Mortgage rates fell again this week as investors grew more concerned about slow economic growth.
The benchmark 30-year fixed-rate mortgage fell 4 basis points this week, to 4.65 percent, according to the Bankrate.com national survey of large lenders. A basis point is one-hundredth of 1 percentage point. The mortgages in this week's survey had an average total of 0.39 discount and origination points. One year ago, the mortgage index was 4.88 percent; four weeks ago, it was 4.82 percent.
The benchmark 15-year fixed-rate mortgage fell 9 basis points, to 3.79 percent. The benchmark 5/1 adjustable-rate mortgage fell 4 basis points, to 3.35 percent.
The 30-year fixed rate has declined for nine weeks in a row and has not been this low since November, according to Bankrate's survey.
Weekly national mortgage survey
Results of Bankrate.com's June 8, 2011, weekly national survey of large lenders and the effect on monthly payments for a $165,000 loan:
Some mortgage experts had not expected another dip in rates this week, but their expectations quickly changed after Federal Reserve Chairman Ben Bernanke offered a gloomy assessment of the U.S. economy during a speech Tuesday.

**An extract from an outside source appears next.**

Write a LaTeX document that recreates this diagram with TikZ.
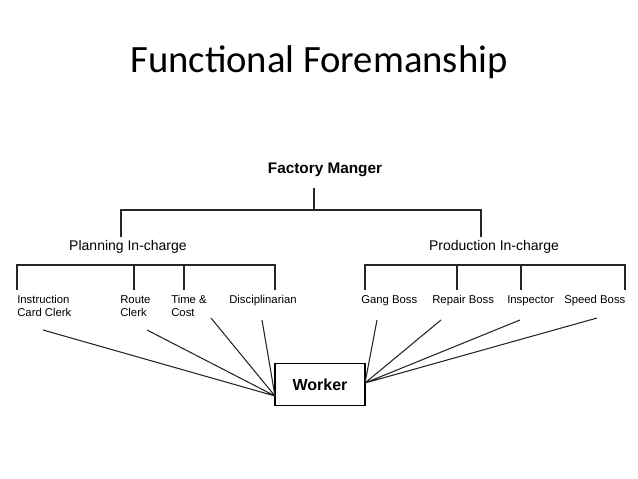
\documentclass[tikz,border=0pt]{standalone}
\usepackage{fontspec}
\setmainfont{Liberation Sans}
\newfontfamily\titlefont{Carlito}
\begin{document}
\begin{tikzpicture}[x=0.75pt,y=-0.75pt,
  lbl/.style={font=\fontsize{8.5}{10}\selectfont,align=left,inner sep=0pt,anchor=north west},
  head/.style={font=\fontsize{10.5}{12}\selectfont,inner sep=0pt},
  ln/.style={line width=0.8pt,black!85}]
\useasboundingbox (0,0) rectangle (638,478);
\node[font=\titlefont\fontsize{29}{33}\selectfont] (title) at (319,62) {Functional Foremanship};
\node[head,font=\bfseries\fontsize{11.5}{13}\selectfont] (fm) at (325,170) {Factory Manger};
\node[head] (pl) at (128,247) {Planning In-charge};
\node[head] (pr) at (494,247) {Production In-charge};
\coordinate (fmb) at (314,188);
\coordinate (fmj) at (314,210);
\coordinate (l1) at (121,210); \coordinate (r1) at (481,210);
\coordinate (l2) at (121,237); \coordinate (r2) at (481,237);
\draw[ln] (fmb) -- (fmj) (l2) -- (l1) -- (r1) -- (r2);
\draw[ln] (17,290) -- (17,265) -- (275,265) -- (275,290);
\draw[ln] (134,265) -- (134,290) (184,265) -- (184,290);
\draw[ln] (365,290) -- (365,265) -- (625,265) -- (625,290);
\draw[ln] (457,265) -- (457,290) (521,265) -- (521,290);
\node[lbl] (a1) at (17,295) {Instruction\\Card Clerk};
\node[lbl] (a2) at (120,295) {Route\\Clerk};
\node[lbl] (a3) at (171,295) {Time \&\\Cost};
\node[lbl] (a4) at (229,295) {Disciplinarian};
\node[lbl] (b1) at (361,295) {Gang Boss};
\node[lbl] (b2) at (432,295) {Repair Boss};
\node[lbl] (b3) at (507,295) {Inspector};
\node[lbl] (b4) at (564,295) {Speed Boss};
\node[draw,line width=0.8pt,minimum width=67.5pt,minimum height=32pt,inner sep=0pt,
  font=\bfseries\fontsize{12}{14}\selectfont] (w) at (320,384.5) {Worker};
\coordinate (wl) at (275,396);
\coordinate (wr) at (365,383);
\draw[ln] (43,330) -- (wl) (147,330) -- (wl) (211,318) -- (wl) (262,320) -- (wl);
\draw[ln] (377,320) -- (wr) (441,320) -- (wr) (520,320) -- (wr) (597,318) -- (wr);
\end{tikzpicture}
\end{document}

Bernanke acknowledged that U.S. economic growth is "frustratingly slow," adding the "jobs situation remains far from normal."
Most people already knew that based on recent economic reports. Still, Bernanke's speech immediately affected the mortgage market, causing stocks to fall as some investors pulled out of the stock market and sought safety by investing in U.S. bonds, says Michael Becker of Happy Mortgage in Lutherville, Md.
Early in the week, "it looked like rates were going to rise or stay the same," Becker says. "It's funny how much his words can move the market more than any type of report can."
The recent jobs report also helped keep rates low this week, says Deborah Holloway of Guaranty Mortgage in Melbourne, Fla.
Only 54,000 jobs were added to the economy in May, the fewest in eight months and a far cry from the more than 190,000 jobs that were created in each of the three previous months, according the U.S. Department of Labor. The unemployment rate reached 9.1 percent, up from 9 percent in April.
Even more concerning, according to Bernanke, is that nearly half of the unemployed people have been jobless for more than six months.
Prices, rates low but housing market still slow
The weak housing market hurts the economic recovery, Bernanke says.
"Low home prices and mortgage rates imply that housing is quite affordable by historical standards," he says. "Yet, with underwriting standards for home mortgages having tightened considerably, many potential homebuyers are unable to qualify for loans. Uncertainties about job prospects and the future course of house prices have also deterred potential buyers."
These gloomy economic outlooks, coupled with global economic uncertainty surrounding the debt issues in Europe, have caused mortgage rates to change more often than usual this week, says Dan Green of Waterstone Mortgage in Cincinnati.
"It's been a really bizarre week," he says. "On average, last month, rates changed every four hours and 19 minutes," Green says. "So far this month they are changing every three hours."
Unlike some mortgage experts who say rates will start rising again soon, Green expects rates will continue to decline "until there is explicit reason" to stop the fall. But he advises borrowers to take advantage of the low rates while they are available.
Holloway also says borrowers should lock.
"When they start shooting up they go up very quickly," Holloway says.